Goldman Sachs Downgrades Tesla To Sell, Sees 28% Downside

Tesla Inc TSLA is currently ahead of its OEM peers in terms of “vehicle technology adoption, electric vehicle architecture, and (potentially) battery scale,” Goldman Sachs analyst David Tamberrino said in a report. He added, however, the company’s shares could come under pressure due to a delay in the Model 3 launch and high FCF [free cash flows] burn rate.

Tamberrino downgraded the rating on Tesla from Neutral to Sell, while reducing the six-month price target from $190 to $185. He stated the revised price target represented 28 percent downside, versus 8 percent downside for peers.

Near-Term Concerns

Some suppliers had expressed concern that the final designs of Model 3 had not been locked down, Tamberrino mentioned. A delayed launch could severely impact volume and the FCF burn rate would necessitate a capital raise before Q4 2017.

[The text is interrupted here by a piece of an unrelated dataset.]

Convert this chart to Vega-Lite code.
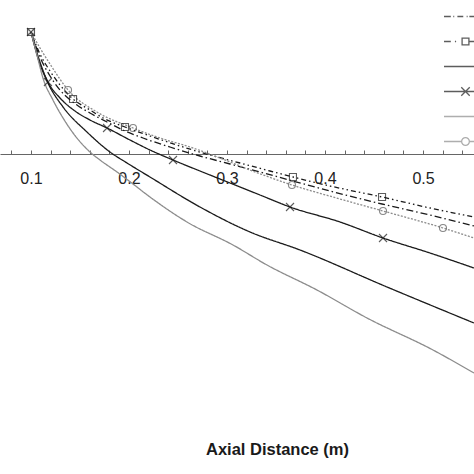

Related Link: Tesla Beats Q4 Sales Estimates, Global Orders Up 49%

“We expect to see pressure on shares as we progress through the year, as cash burn intensifies and the ramp of Model 3 volumes proves to be slower and flatter than assumed in guidance/consensus,” the analyst commented.

Referring to the acquisition of SolarCity Corp SCTY, Tamberrino commented that the business model was unproven and was undergoing a transition, and that Tesla should have been “singularly focused on becoming a mass automobile manufacturer.”

Tesla's stock was trading down by more than 2.5 percent at $250.25 in Monday's pre-market session.